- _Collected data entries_
-- begin --
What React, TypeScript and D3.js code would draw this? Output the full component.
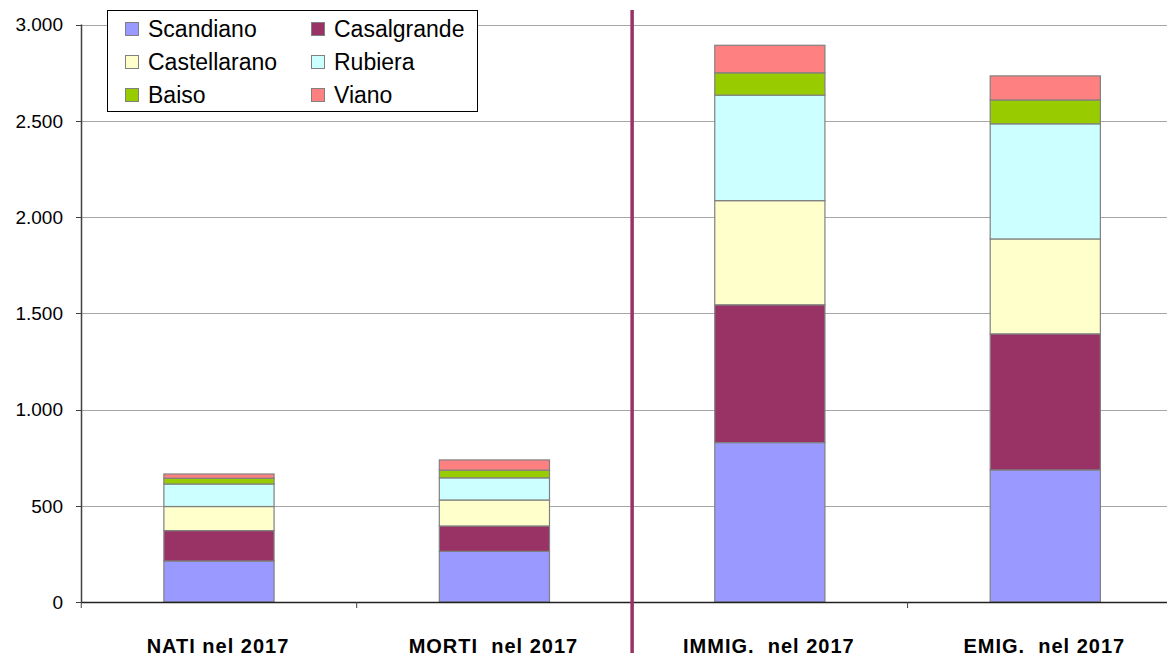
import React from "react";
import * as d3 from "d3";

const categories = ["NATI nel 2017", "MORTI  nel 2017", "IMMIG.  nel 2017", "EMIG.  nel 2017"];
const seriesNames = ["Scandiano", "Casalgrande", "Castellarano", "Rubiera", "Baiso", "Viano"];
const seriesColors = ["#9999FF", "#993366", "#FFFFCC", "#CCFFFF", "#99CC00", "#FF8080"];
const scandiano = [213, 263, 828, 686];
const casalgrande = [158, 132, 716, 707];
const castellarano = [125, 135, 541, 493];
const rubiera = [117, 115, 548, 598];
const baiso = [30, 40, 116, 124];
const viano = [22, 53, 143, 125];
const yTicks = [0, 500, 1000, 1500, 2000, 2500, 3000];
const yTickLabels = ["0", "500", "1.000", "1.500", "2.000", "2.500", "3.000"];

const W = 1167;
const H = 656;
const FONT = "'Liberation Sans', Arial, sans-serif";

export default function App() {
  const values = [scandiano, casalgrande, castellarano, rubiera, baiso, viano];
  const table = categories.map((c, i) => {
    const row: any = { cat: c };
    seriesNames.forEach((s, j) => (row[s] = values[j][i]));
    return row;
  });
  const stacked = d3.stack().keys(seriesNames)(table);

  const x = d3
    .scaleBand<string>()
    .domain(categories)
    .range([81.25, 1183])
    .paddingInner(0.6)
    .paddingOuter(0.3);
  const y = d3.scaleLinear().domain([0, 3000]).range([602, 24.5]);
  const x0 = 81.5;
  const step = x.step();
  const bandStart = (i: number) => 81.25 + i * step;
  const sepX = bandStart(2);

  return (
    <svg
      width={W}
      height={H}
      style={{ position: "absolute", left: 0, top: 0, background: "#fff" }}
      fontFamily={FONT}
    >
      <rect x={0} y={0} width={W} height={H} fill="#fff" />
      {/* gridlines */}
      {yTicks.slice(1).map((t) => (
        <line
          key={t}
          x1={x0}
          x2={W}
          y1={Math.round(y(t)) + 0.5}
          y2={Math.round(y(t)) + 0.5}
          stroke="#a6a6a6"
          strokeWidth={1}
        />
      ))}
      {/* bars */}
      {stacked.map((layer, j) =>
        layer.map((d, i) => (
          <rect
            key={`${j}-${i}`}
            x={x(categories[i])!}
            y={y(d[1])}
            width={x.bandwidth()}
            height={y(d[0]) - y(d[1])}
            fill={seriesColors[j]}
            stroke="#808080"
            strokeWidth={1.2}
          />
        ))
      )}
      {/* y axis */}
      <line x1={x0} x2={x0} y1={y(3000)} y2={y(0)} stroke="#404040" strokeWidth={1.5} />
      {yTicks.map((t, i) => (
        <g key={t}>
          <line x1={76} x2={x0} y1={Math.round(y(t)) + 0.5} y2={Math.round(y(t)) + 0.5} stroke="#404040" />
          <text
            x={63}
            y={y(t)}
            dy="0.36em"
            textAnchor="end"
            fontSize={19}
            fill="#000"
          >
            {yTickLabels[i]}
          </text>
        </g>
      ))}
      {/* x axis */}
      <line x1={x0} x2={W} y1={602.5} y2={602.5} stroke="#202020" strokeWidth={1.5} />
      {[0, 1, 2, 3].map((i) => (
        <line
          key={i}
          x1={bandStart(i)}
          x2={bandStart(i)}
          y1={602}
          y2={608}
          stroke="#404040"
        />
      ))}
      {categories.map((c) => (
        <text
          key={c}
          x={x(c)! + x.bandwidth() / 2 - 1}
          y={653}
          textAnchor="middle"
          fontSize={20}
          fontWeight="bold"
          letterSpacing={1}
          style={{ whiteSpace: "pre" }}
          fill="#000"
        >
          {c}
        </text>
      ))}
      {/* separator */}
      <line x1={sepX} x2={sepX} y1={10} y2={653} stroke="#993366" strokeWidth={3.5} />
      {/* legend */}
      <rect x={107.5} y={10.5} width={370} height={101} fill="#fff" stroke="#000" strokeWidth={1} />
      {seriesNames.map((s, j) => {
        const col = j % 2;
        const row = Math.floor(j / 2);
        const sx = col === 0 ? 125 : 311;
        const cy = 29 + row * 33;
        return (
          <g key={s}>
            <rect
              x={sx + 0.5}
              y={cy - 7 + 0.5}
              width={13}
              height={13}
              fill={seriesColors[j]}
              stroke="#808080"
              strokeWidth={1}
            />
            <text x={sx + 23} y={cy} dy="0.36em" fontSize={23} fill="#000">
              {s}
            </text>
          </g>
        );
      })}
    </svg>
  );
}
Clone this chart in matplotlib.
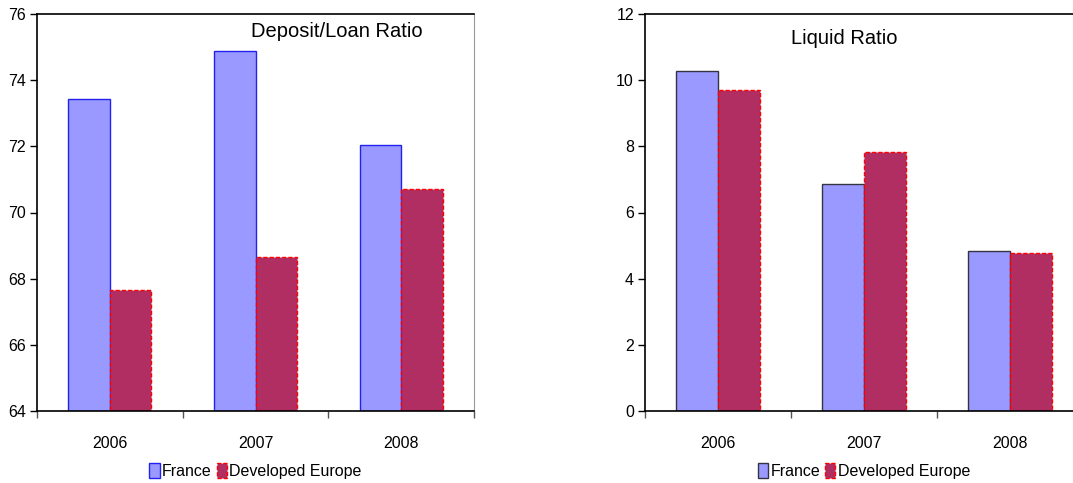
import matplotlib
matplotlib.use('Agg')

import matplotlib.pyplot as plt
import numpy as np

# Datos
years = ['2006', '2007', '2008']
series = ['France', 'Developed Europe']

deposit_france = [73.43, 74.88, 72.05]
deposit_europe = [67.65, 68.65, 70.72]

liquid_france = [10.29, 6.85, 4.84]
liquid_europe = [9.71, 7.84, 4.79]

blue = '#9999FF'
wine = '#B02E62'

plt.rcParams['font.family'] = ['Liberation Sans Narrow', 'Liberation Sans', 'DejaVu Sans']

fig = plt.figure(figsize=(10.73, 4.83), dpi=100)
ax1 = fig.add_axes([37 / 1073, 72 / 483, 437 / 1073, 397 / 483])
ax2 = fig.add_axes([645 / 1073, 72 / 483, 438 / 1073, 397 / 483])


def draw(ax, fr, eu, fr_edge, ylim, yticks, title, tx, ty, right_spine):
    x = np.arange(len(years))
    w = 0.286
    ax.bar(x - w / 2, np.array(fr) - ylim[0], w, bottom=ylim[0],
           color=blue, edgecolor=fr_edge, linewidth=1.0, label=series[0])
    ax.bar(x + w / 2, np.array(eu) - ylim[0], w, bottom=ylim[0],
           color=wine, edgecolor='#FF0000', linewidth=1.0,
           linestyle=(0, (3, 1.5)), label=series[1])
    ax.set_xlim(-0.5, len(years) - 0.5)
    ax.set_ylim(*ylim)
    ax.set_yticks(yticks)
    ax.tick_params(axis='y', direction='out', length=5, width=1, pad=3,
                   labelsize=11.5, color='black')
    ax.set_xticks(np.arange(len(years) + 1) - 0.5)
    ax.set_xticklabels([])
    ax.set_xticks(x, minor=True)
    ax.set_xticklabels(years, minor=True)
    ax.tick_params(axis='x', which='major', direction='out', length=5,
                   width=1, color='#555555')
    ax.tick_params(axis='x', which='minor', length=0, pad=18, labelsize=11.5)
    for s in ['left', 'top', 'bottom']:
        ax.spines[s].set_color('black')
        ax.spines[s].set_linewidth(1.2)
    ax.spines['right'].set_color('#999999')
    ax.spines['right'].set_visible(right_spine)
    ax.text(tx, ty, title, transform=ax.transAxes, ha='center', va='center',
            fontsize=14.5)
    ax.legend(loc='center', bbox_to_anchor=(0.5, -0.151), ncol=2, frameon=False,
              fontsize=11.5, handlelength=0.65, handleheight=1.1,
              handletextpad=0.15, columnspacing=0.3, borderpad=0)


draw(ax1, deposit_france, deposit_europe, '#2222EE', (64, 76),
     [64, 66, 68, 70, 72, 74, 76], 'Deposit/Loan Ratio', 0.686, 0.955, True)
draw(ax2, liquid_france, liquid_europe, '#333344', (0, 12),
     [0, 2, 4, 6, 8, 10, 12], 'Liquid Ratio', 0.454, 0.939, False)

fig.savefig('out.png', dpi=100)
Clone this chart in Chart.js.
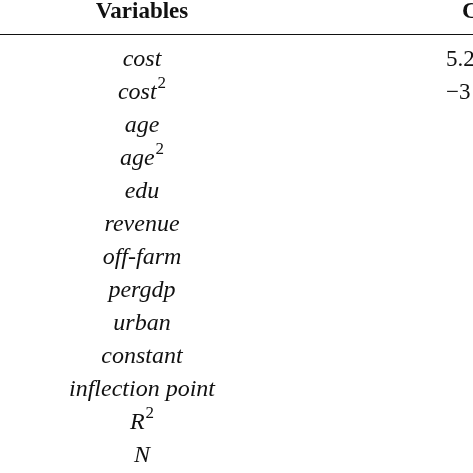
<!DOCTYPE html>
<html><head><meta charset="utf-8">
<script src="https://cdn.jsdelivr.net/npm/chart.js@4"></script>
<style>html,body{margin:0;background:#fff}#wrap{width:473px;height:473px}</style>
</head><body><div id="wrap"><canvas id="c"></canvas></div>
<script>
const variables = ['cost', 'cost', 'age', 'age', 'edu', 'revenue', 'off-farm', 'pergdp', 'urban', 'constant', 'inflection point', 'R', 'N'];
const superscripts = ['', '2', '', '2', '', '', '', '', '', '', '', '2', ''];
const coefText = ['5.2', '\u22123', '', '', '', '', '', '', '', '', '', '', ''];
const headers = ['Variables', 'C'];

const tablePlugin = {
    id: 'table',
    afterDraw(chart) {
        const ctx = chart.ctx;
        const y = chart.scales.y;
        const w = chart.width;
        ctx.save();
        ctx.fillStyle = '#111';
        ctx.textBaseline = 'middle';
        ctx.font = 'bold 23px "Liberation Serif", serif';
        ctx.textAlign = 'center';
        ctx.fillText(headers[0], 142, 12);
        ctx.textAlign = 'left';
        ctx.fillText(headers[1], 462, 12);
        ctx.strokeStyle = '#111';
        ctx.lineWidth = 1;
        ctx.beginPath(); ctx.moveTo(0, 34.5); ctx.lineTo(w, 34.5); ctx.stroke();
        variables.forEach((name, i) => {
            const py = y.getPixelForValue(i);
            ctx.font = 'italic 24px "Liberation Serif", serif';
            const bw = ctx.measureText(name).width;
            ctx.font = '17px "Liberation Serif", serif';
            const sw = superscripts[i] ? ctx.measureText(superscripts[i]).width + 1 : 0;
            const x0 = 142 - (bw + sw) / 2;
            ctx.textAlign = 'left';
            ctx.font = 'italic 24px "Liberation Serif", serif';
            ctx.fillText(name, x0, py);
            if (superscripts[i]) {
                ctx.font = '17px "Liberation Serif", serif';
                ctx.fillText(superscripts[i], x0 + bw + 1, py - 9);
            }
            if (coefText[i]) {
                ctx.font = '23px "Liberation Serif", serif';
                ctx.fillText(coefText[i], 446, py);
            }
        });
        ctx.restore();
    }
};

new Chart(document.getElementById('c'), {
    type: 'scatter',
    data: { datasets: [{ data: [], pointRadius: 0 }] },
    options: {
        responsive: true, maintainAspectRatio: false, animation: false,
        layout: { padding: 0 },
        plugins: { legend: { display: false }, tooltip: { enabled: false } },
        scales: {
            x: { display: false, min: 0, max: 1 },
            y: { display: false, reverse: true, min: -1.818, max: 12.515 }
        }
    },
    plugins: [tablePlugin]
});
</script></body></html>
-- end --
- _TASK GOAL_
Pick out the part that begins with the line containing "Clone this chart in matplotlib." and finishes with the line containing "ax2 = fig.add_axes([645", both included. Restate it exactly, without images.

- _TASK RESULT_
Clone this chart in matplotlib.
import matplotlib
matplotlib.use('Agg')

import matplotlib.pyplot as plt
import numpy as np

# Datos
years = ['2006', '2007', '2008']
series = ['France', 'Developed Europe']

deposit_france = [73.43, 74.88, 72.05]
deposit_europe = [67.65, 68.65, 70.72]

liquid_france = [10.29, 6.85, 4.84]
liquid_europe = [9.71, 7.84, 4.79]

blue = '#9999FF'
wine = '#B02E62'

plt.rcParams['font.family'] = ['Liberation Sans Narrow', 'Liberation Sans', 'DejaVu Sans']

fig = plt.figure(figsize=(10.73, 4.83), dpi=100)
ax1 = fig.add_axes([37 / 1073, 72 / 483, 437 / 1073, 397 / 483])
ax2 = fig.add_axes([645 / 1073, 72 / 483, 438 / 1073, 397 / 483])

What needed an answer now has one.